■ Problem to solve ■
Reply with one number: the count of lines in the records below that hold "this".

■ Listed entries ■
---+---

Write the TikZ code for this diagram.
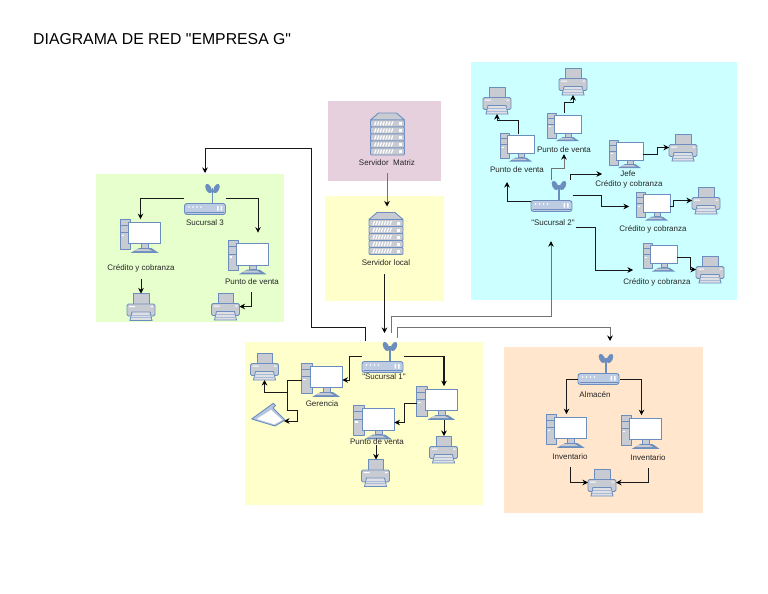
\documentclass[tikz,border=0pt]{standalone}
\usepackage{fontspec}
\setmainfont{Liberation Sans}[Ligatures=TeXOff]
\usetikzlibrary{arrows.meta}

\definecolor{iconline}{HTML}{6C8EBF}
\definecolor{iconfill}{HTML}{C9CBD2}
\definecolor{bgcyan}{HTML}{CCFFFF}
\definecolor{bgpink}{HTML}{E6D0DE}
\definecolor{bgyellow}{HTML}{FFFFCC}
\definecolor{bggreen}{HTML}{E6FFCC}
\definecolor{bgorange}{HTML}{FFE6CC}

\tikzset{
  iconbox/.style={inner sep=0pt,outer sep=0pt,transform shape},
  icon/.style={draw=iconline,line width=.9pt,fill=iconfill,line join=round},
  label/.style={font=\fontsize{8}{9.5}\selectfont,inner sep=1pt,align=center,text=black!85},
  link/.style={draw=black!90,line width=.9pt,-{Stealth[length=5.5pt,width=5.5pt,color=black]}},
  faint/.style={link,draw=black!55},
  computer/.pic={
    \node[iconbox,minimum width=34pt,minimum height=28pt] (-b) at (0,0) {};
    \draw[icon] (-17,-14) rectangle (-8,11);
    \draw[icon,line width=.5pt] (-17,-9) -- (-8,-9) (-17,-3) -- (-8,-3);
    \fill[white] (-15.5,-1) rectangle (-13.5,0);
    \fill[iconline] (-1,10) -- (9,10) -- (15,14) -- (-8,14) -- cycle;
    \draw[icon] (1,6) rectangle (7,10);
    \draw[draw=iconline,line width=.9pt,fill=white] (-10,-11.7) rectangle (17,6.3);
    \fill[iconfill] (-3,11) -- (7,11) -- (10,12.5) -- (-5,12.5) -- cycle;
  },
  printer/.pic={
    \node[iconbox,minimum width=28pt,minimum height=27pt] (-b) at (0,0) {};
    \draw[icon] (-7.5,-13.5) rectangle (8,-2);
    \draw[icon,rounded corners=1.5pt] (-14,-3) rectangle (14,9);
    \draw[draw=iconline,line width=.9pt,fill=iconfill!60!white] (-9,5) -- (9,5) -- (11,13.5) -- (-11,13.5) -- cycle;
    \draw[iconline!60,line width=.5pt] (-9.5,8) -- (9.5,8) (-10,10.5) -- (10,10.5);
    \fill[white] (-12,-1) rectangle (-6,0) (9.5,-1) rectangle (12,0);
  },
  server/.pic={
    \node[iconbox,minimum width=34pt,minimum height=42pt] (-b) at (0,0) {};
    \draw[icon] (-9,-21) -- (9,-21) -- (17,-14) -- (-17,-14) -- cycle;
    \foreach \r in {0,...,4} {
      \draw[icon,rounded corners=1pt] (-17,{-14+7*\r}) rectangle (17,{-7+7*\r});
      \foreach \h in {0,...,6}
        \draw[white,line width=1.2pt] ({-13+2.8*\h},{-8.5+7*\r}) -- ({-11.5+2.8*\h},{-12.5+7*\r});
      \fill[white] (11,{-12+7*\r}) rectangle (14,{-9+7*\r});
    }
  },
  router/.pic={
    \node[iconbox,minimum width=42pt,minimum height=31pt] (-b) at (0,0) {};
    \fill[iconline] (6.8,-11) rectangle (8.2,5);
    \fill[iconline,rotate around={25:(3.5,-10)}] (3.5,-10) ellipse (2.8 and 5);
    \fill[iconline,rotate around={-25:(11.5,-10)}] (11.5,-10) ellipse (2.8 and 5);
    \fill[iconline] (4,-9) -- (11,-9) -- (8,-5.5) -- (7,-5.5) -- cycle;
    \draw[draw=iconline,line width=.9pt,fill=iconline!45!white,rounded corners=2.5pt] (-20.5,5) rectangle (20.5,16);
    \draw[iconline,line width=.9pt] (-19,13.5) -- (19,13.5);
    \foreach \d in {0,...,3}
      \fill[white] ({-16+4*\d},8.5) circle (.8);
    \fill[white] (12,7.5) rectangle (13.5,12) (15.5,7.5) rectangle (17,12);
  },
  scanner/.pic={
    \node[iconbox,minimum width=33pt,minimum height=24pt] (-b) at (0,0) {};
    \draw[draw=iconline,line width=.9pt,fill=iconline!50!white,line join=round] (-15.8,4) -- (5.8,-11.7) -- (8,-9.5) -- (5.5,-7) -- (17.5,5) -- (7.5,11) -- cycle;
    \fill[white] (-10.8,4) -- (3.5,-5) -- (14.8,5) -- (6.8,9.3) -- cycle;
  },
}

\begin{document}
\begin{tikzpicture}[x=1pt,y=-1pt]
  \useasboundingbox (0,0) rectangle (768,594);

  % panels
  \fill[bgcyan] (471,62) rectangle (737,300);
  \fill[bgpink] (328,101) rectangle (441,181);
  \fill[bgyellow] (325,196) rectangle (444,301);
  \fill[bggreen] (96,174) rectangle (284,322);
  \fill[bgyellow] (245,342) rectangle (483,505);
  \fill[bgorange] (504,347) rectangle (703,513);

  \node[anchor=west,inner sep=0pt,font=\fontsize{15.8}{18}\selectfont] (title) at (33,39) {DIAGRAMA DE RED "EMPRESA G"};

  % servers
  \pic (sM) at (387.5,134) {server};
  \pic (sL) at (386,233.5) {server};
  \node[label] (lSM) at (387,163) {Servidor\ \ Matriz};
  \node[label] (lSL) at (386,263) {Servidor local};

  % Sucursal 2
  \pic (r2) at (551.5,195.5) {router};
  \pic (c21) at (517,147.5) {computer};
  \pic (c22) at (564,127) {computer};
  \pic (c23) at (626,154) {computer};
  \pic (c24) at (653,206.5) {computer};
  \pic (c25) at (660,257.5) {computer};
  \pic (p21) at (497,100.5) {printer};
  \pic (p22) at (573,81.5) {printer};
  \pic (p23) at (683,147.5) {printer};
  \pic (p24) at (706,200.5) {printer};
  \pic (p25) at (710,269.5) {printer};
  \node[label] (lr2) at (553,223) {"Sucursal 2"};
  \node[label] (l21) at (517,170) {Punto de venta};
  \node[label] (l22) at (564,150) {Punto de venta};
  \node[label] (l23a) at (628,174) {Jefe};
  \node[label] (l23b) at (629,184) {Crédito y cobranza};
  \node[label] (l24) at (653,229) {Crédito y cobranza};
  \node[label] (l25) at (657,282) {Crédito y cobranza};

  % Sucursal 3
  \pic (r3) at (205,198.5) {router};
  \pic[scale=1.2] (c31) at (140.5,236) {computer};
  \pic[scale=1.2] (c32) at (248.5,257.5) {computer};
  \pic (p31) at (141,307) {printer};
  \pic (p32) at (225.5,306.5) {printer};
  \node[label] (lr3) at (205,223) {Sucursal 3};
  \node[label] (l31) at (141,268) {Crédito y cobranza};
  \node[label] (l32) at (252,282) {Punto de venta};

  % Sucursal 1
  \pic (r1) at (382.5,356.5) {router};
  \pic[scale=1.2] (cG) at (322,380) {computer};
  \pic[scale=1.2] (cR) at (437,403) {computer};
  \pic[scale=1.2] (cV) at (374,422.5) {computer};
  \pic (p11) at (264.5,366.5) {printer};
  \pic (pR) at (443.5,449.5) {printer};
  \pic (pV) at (375.5,473) {printer};
  \pic (sc) at (267.5,415) {scanner};
  \node[label] (lr1) at (384,377) {"Sucursal 1"};
  \node[label] (lG) at (322,404) {Gerencia};
  \node[label] (lV) at (377,442) {Punto de venta};

  % Almacen
  \pic (r4) at (598.5,368.5) {router};
  \pic[scale=1.2] (c41) at (566.5,431) {computer};
  \pic[scale=1.2] (c42) at (641.5,432) {computer};
  \pic (p4) at (602,482.5) {printer};
  \node[label] (lr4) at (595,395) {Almacén};
  \node[label] (l41) at (570,457) {Inventario};
  \node[label] (l42) at (648,458) {Inventario};

  % free ends
  \coordinate (a21) at (507,182);
  \coordinate (a23) at (602,174);

  % connectors: servers
  \draw[faint] ([yshift=-6pt]lSM.south) -- ([xshift=1pt,yshift=6pt]sL-b.north);
  \draw[link] ([xshift=-1.5pt,yshift=-7pt]lSL.south) -- ([xshift=2pt,yshift=8pt]r1-b.north);

  % connectors: between sites
  \draw[link] ([xshift=-17.5pt]r1-b.north) -- ++(0,-14) -- ++(-54,0) -- ++(0,-179) -| ([yshift=10pt]r3-b.north);
  \draw[faint] ([xshift=8.5pt,yshift=8pt]r1-b.north) -- ++(0,-17) -| ([xshift=-2pt,yshift=-14pt]lr2.south);
  \draw[faint] ([xshift=14.5pt,yshift=3pt]r1-b.north) -- ++(0,-11) -| ([xshift=11.5pt,yshift=12pt]r4-b.north);

  % connectors: Sucursal 2
  \draw[link] ([yshift=-5.5pt]r2-b.west) -| (a21);
  \draw[link] ([xshift=1pt]c21-b.north) -- ++(0,-13) -| (p21-b.south);
  \draw[faint] (r2-b.north) -- ++(0,-12) -| (l22.south);
  \draw[link] (c22-b.north) -- ++(0,-11) -| (p22-b.south);
  \draw[link] ([xshift=18.5pt]r2-b.north) |- (a23);
  \draw[link] (c23-b.east) -- ++(14,0) |- (p23-b.west);
  \draw[link] (r2-b.east) -- ++(28.5,0) |- ([xshift=-7pt]c24-b.west);
  \draw[link] (c24-b.east) -- ++(3,0) |- (p24-b.west);
  \draw[link] ([yshift=-4pt]lr2.east) -- ++(20,0) |- ([xshift=-10pt,yshift=-12.5pt]c25-b.west);
  \draw[link] (c25-b.east) -- ++(13,0) |- (p25-b.west);

  % connectors: Sucursal 3
  \draw[link] (r3-b.west) -| (c31-b.north);
  \draw[link] (r3-b.east) -| ([xshift=9.5pt,yshift=8pt]c32-b.north);
  \draw[link] ([yshift=-6pt]l31.south) -- (p31-b.north);
  \draw[link] ([xshift=-1pt,yshift=-6pt]l32.south) |- (p32-b.east);

  % connectors: Sucursal 1
  \draw[link] (r1-b.west) -- ++(-12,0) |- (cG-b.east);
  \draw[link] (cG-b.west) -- ++(-14,0) -- ++(0,12) -| (p11-b.south);
  \draw[link] (cG-b.west) -- ++(-14,0) -- ++(0,30) -- ++(10,0) |- ([yshift=-6pt]sc-b.east);
  \draw[link,line width=1.3pt] (r1-b.east) -| ([xshift=7pt]cR-b.north);
  \draw[link] (cR-b.west) -- ++(-12.6,0) |- (cV-b.east);
  \draw[link] ([xshift=7pt]cR-b.south) -- ([xshift=.5pt]pR-b.north);
  \draw[link] ([xshift=-1pt,yshift=-3pt]lV.center) -- ([xshift=.5pt]pV-b.north);

  % connectors: Almacen
  \draw[link] ([yshift=-11pt]r4-b.west) -| (c41-b.north);
  \draw[link] ([yshift=-11pt]r4-b.east) -| (c42-b.north);
  \draw[link] ([yshift=-6pt]l41.south) |- (p4-b.west);
  \draw[link] ([yshift=-6pt]l42.south) |- (p4-b.east);
\end{tikzpicture}
\end{document}
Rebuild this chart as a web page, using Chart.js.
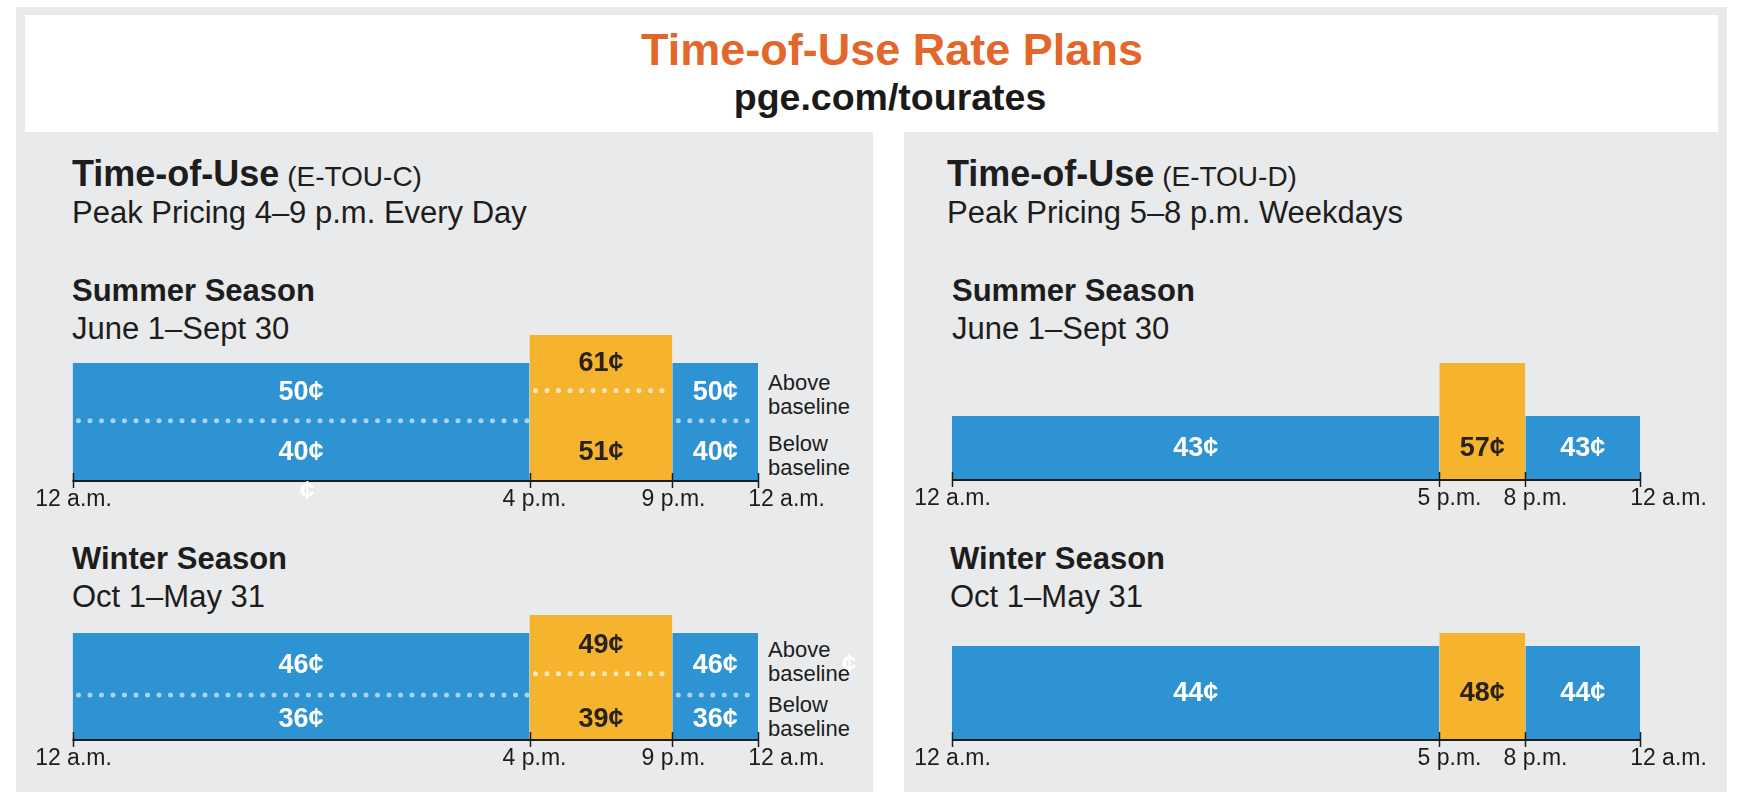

---+---

■ Worked solution ■
2